Source code of charts

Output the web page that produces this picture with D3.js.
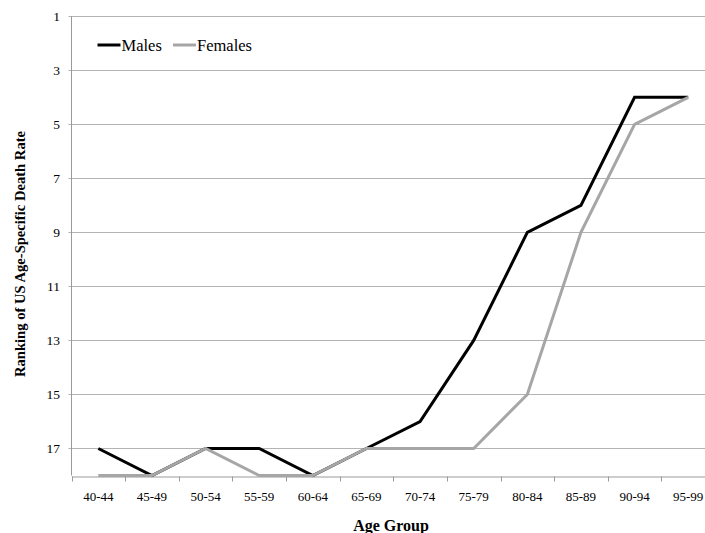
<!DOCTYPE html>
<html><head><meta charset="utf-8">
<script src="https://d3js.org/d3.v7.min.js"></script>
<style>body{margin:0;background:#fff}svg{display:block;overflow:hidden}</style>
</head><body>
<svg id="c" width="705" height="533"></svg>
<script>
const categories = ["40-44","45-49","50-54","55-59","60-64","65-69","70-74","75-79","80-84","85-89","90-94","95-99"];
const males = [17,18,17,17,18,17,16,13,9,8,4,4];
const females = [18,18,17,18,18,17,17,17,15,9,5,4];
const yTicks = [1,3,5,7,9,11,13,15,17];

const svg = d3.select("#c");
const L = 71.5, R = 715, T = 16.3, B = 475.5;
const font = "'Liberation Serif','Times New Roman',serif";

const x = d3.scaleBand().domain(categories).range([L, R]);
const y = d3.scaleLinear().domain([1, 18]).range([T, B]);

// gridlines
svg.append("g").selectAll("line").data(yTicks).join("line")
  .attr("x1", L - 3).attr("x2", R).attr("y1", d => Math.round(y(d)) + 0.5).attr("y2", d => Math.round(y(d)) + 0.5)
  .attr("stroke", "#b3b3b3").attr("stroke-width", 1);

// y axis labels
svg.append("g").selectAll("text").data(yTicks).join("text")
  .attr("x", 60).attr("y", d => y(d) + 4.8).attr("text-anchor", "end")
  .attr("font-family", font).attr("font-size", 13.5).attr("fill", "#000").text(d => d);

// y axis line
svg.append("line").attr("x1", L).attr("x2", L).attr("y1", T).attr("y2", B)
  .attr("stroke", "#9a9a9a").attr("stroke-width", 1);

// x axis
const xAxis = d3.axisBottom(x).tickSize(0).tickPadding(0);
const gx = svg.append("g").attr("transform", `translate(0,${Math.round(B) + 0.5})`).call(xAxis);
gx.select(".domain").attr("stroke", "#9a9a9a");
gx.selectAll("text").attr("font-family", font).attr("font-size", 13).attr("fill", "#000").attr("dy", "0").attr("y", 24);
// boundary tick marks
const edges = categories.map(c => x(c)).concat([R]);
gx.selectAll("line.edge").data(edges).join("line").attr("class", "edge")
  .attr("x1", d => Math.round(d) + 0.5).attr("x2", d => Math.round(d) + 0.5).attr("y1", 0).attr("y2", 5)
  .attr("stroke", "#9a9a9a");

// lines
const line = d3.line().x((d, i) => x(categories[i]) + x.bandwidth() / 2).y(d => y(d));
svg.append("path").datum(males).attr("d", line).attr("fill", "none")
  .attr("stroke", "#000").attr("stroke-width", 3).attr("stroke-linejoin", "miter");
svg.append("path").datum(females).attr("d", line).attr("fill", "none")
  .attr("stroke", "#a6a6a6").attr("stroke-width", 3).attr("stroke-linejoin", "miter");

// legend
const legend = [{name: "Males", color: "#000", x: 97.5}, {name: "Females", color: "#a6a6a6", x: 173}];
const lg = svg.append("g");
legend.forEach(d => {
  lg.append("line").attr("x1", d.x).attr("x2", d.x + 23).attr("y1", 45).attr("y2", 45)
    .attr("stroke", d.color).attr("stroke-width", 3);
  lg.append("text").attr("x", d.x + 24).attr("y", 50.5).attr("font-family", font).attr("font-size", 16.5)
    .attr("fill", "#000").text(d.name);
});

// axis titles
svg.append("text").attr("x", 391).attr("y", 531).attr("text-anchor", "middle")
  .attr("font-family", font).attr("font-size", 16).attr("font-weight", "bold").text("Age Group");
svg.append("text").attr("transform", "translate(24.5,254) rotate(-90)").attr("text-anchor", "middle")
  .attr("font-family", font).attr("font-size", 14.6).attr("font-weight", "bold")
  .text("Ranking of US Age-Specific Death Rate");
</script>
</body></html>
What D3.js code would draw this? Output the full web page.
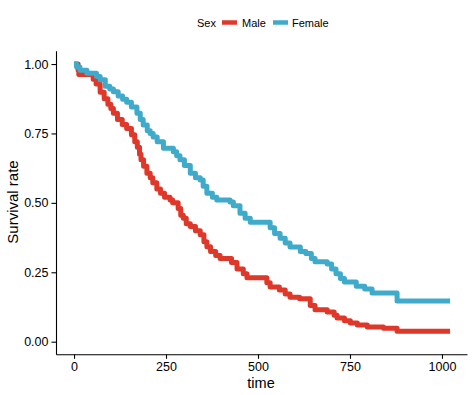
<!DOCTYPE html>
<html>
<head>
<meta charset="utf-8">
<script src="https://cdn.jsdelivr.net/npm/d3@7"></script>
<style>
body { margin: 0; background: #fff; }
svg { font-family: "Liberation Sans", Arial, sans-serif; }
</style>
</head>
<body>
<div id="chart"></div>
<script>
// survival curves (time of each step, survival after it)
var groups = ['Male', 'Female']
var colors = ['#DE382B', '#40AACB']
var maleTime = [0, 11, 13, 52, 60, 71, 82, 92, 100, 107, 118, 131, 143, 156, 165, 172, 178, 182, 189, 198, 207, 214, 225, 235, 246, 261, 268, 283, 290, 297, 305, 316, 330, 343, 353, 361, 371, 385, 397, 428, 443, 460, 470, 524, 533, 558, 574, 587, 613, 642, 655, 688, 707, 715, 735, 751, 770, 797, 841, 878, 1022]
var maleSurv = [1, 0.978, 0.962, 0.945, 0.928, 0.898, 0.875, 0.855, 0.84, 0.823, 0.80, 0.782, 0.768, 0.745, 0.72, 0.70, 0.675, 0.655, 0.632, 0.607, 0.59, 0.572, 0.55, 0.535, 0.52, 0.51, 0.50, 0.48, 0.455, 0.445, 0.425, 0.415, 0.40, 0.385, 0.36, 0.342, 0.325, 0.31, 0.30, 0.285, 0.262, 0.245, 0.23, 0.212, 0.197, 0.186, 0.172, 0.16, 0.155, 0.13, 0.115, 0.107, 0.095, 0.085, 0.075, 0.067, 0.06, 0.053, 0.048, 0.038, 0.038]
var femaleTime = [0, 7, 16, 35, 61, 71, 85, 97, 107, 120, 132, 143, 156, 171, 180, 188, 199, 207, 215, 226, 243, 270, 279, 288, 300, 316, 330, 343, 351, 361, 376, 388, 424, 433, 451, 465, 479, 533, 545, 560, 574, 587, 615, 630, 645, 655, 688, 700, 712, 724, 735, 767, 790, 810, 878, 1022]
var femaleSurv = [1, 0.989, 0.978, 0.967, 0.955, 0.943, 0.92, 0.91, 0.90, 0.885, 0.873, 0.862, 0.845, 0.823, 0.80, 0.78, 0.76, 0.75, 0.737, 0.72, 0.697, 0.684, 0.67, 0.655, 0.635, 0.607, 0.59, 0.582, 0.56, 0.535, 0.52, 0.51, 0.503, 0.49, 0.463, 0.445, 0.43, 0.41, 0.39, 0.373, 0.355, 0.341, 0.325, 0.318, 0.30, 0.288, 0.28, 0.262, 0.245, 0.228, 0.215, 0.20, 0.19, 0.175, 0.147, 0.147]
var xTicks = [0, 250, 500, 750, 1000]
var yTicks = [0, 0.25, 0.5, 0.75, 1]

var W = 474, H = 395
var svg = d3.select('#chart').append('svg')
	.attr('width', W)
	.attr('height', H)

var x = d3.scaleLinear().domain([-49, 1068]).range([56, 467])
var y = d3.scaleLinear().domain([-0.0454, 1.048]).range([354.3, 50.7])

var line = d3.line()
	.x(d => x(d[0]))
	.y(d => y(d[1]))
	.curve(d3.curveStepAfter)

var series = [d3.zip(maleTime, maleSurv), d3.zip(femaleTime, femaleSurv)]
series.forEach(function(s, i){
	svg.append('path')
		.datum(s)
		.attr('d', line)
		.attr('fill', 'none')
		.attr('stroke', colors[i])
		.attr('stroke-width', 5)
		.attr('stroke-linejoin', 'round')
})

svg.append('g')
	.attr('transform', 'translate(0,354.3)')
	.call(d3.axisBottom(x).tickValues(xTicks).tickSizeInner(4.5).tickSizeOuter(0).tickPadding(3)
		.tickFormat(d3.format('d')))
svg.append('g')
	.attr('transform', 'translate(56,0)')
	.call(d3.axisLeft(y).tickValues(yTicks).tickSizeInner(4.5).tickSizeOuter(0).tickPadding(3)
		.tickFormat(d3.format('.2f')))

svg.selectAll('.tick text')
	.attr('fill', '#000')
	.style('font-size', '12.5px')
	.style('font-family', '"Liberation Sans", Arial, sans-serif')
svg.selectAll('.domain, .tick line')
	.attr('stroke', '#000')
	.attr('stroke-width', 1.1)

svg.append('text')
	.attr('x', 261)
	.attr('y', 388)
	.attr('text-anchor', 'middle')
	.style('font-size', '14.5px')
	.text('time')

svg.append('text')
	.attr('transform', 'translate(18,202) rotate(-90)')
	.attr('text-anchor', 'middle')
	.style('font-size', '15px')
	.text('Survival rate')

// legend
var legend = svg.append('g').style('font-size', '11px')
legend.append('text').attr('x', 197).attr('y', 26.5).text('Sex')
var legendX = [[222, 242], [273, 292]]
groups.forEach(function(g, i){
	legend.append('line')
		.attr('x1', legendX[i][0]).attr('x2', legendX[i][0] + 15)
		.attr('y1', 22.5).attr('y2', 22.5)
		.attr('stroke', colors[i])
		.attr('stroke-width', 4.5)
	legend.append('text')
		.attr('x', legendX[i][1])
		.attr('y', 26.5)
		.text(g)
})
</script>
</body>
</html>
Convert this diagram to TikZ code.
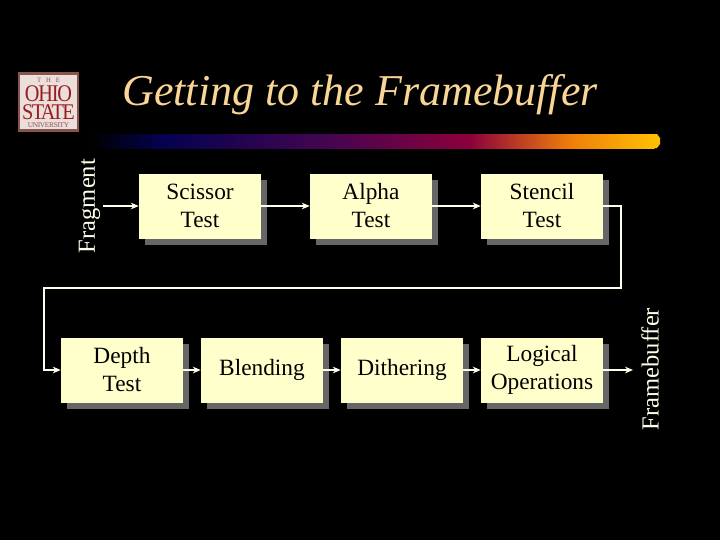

WORK INSTRUCTIONS: State how many lines of the listing hold the string "Output"; reply with the number and nothing else.

FINISHED EXERCISE: 2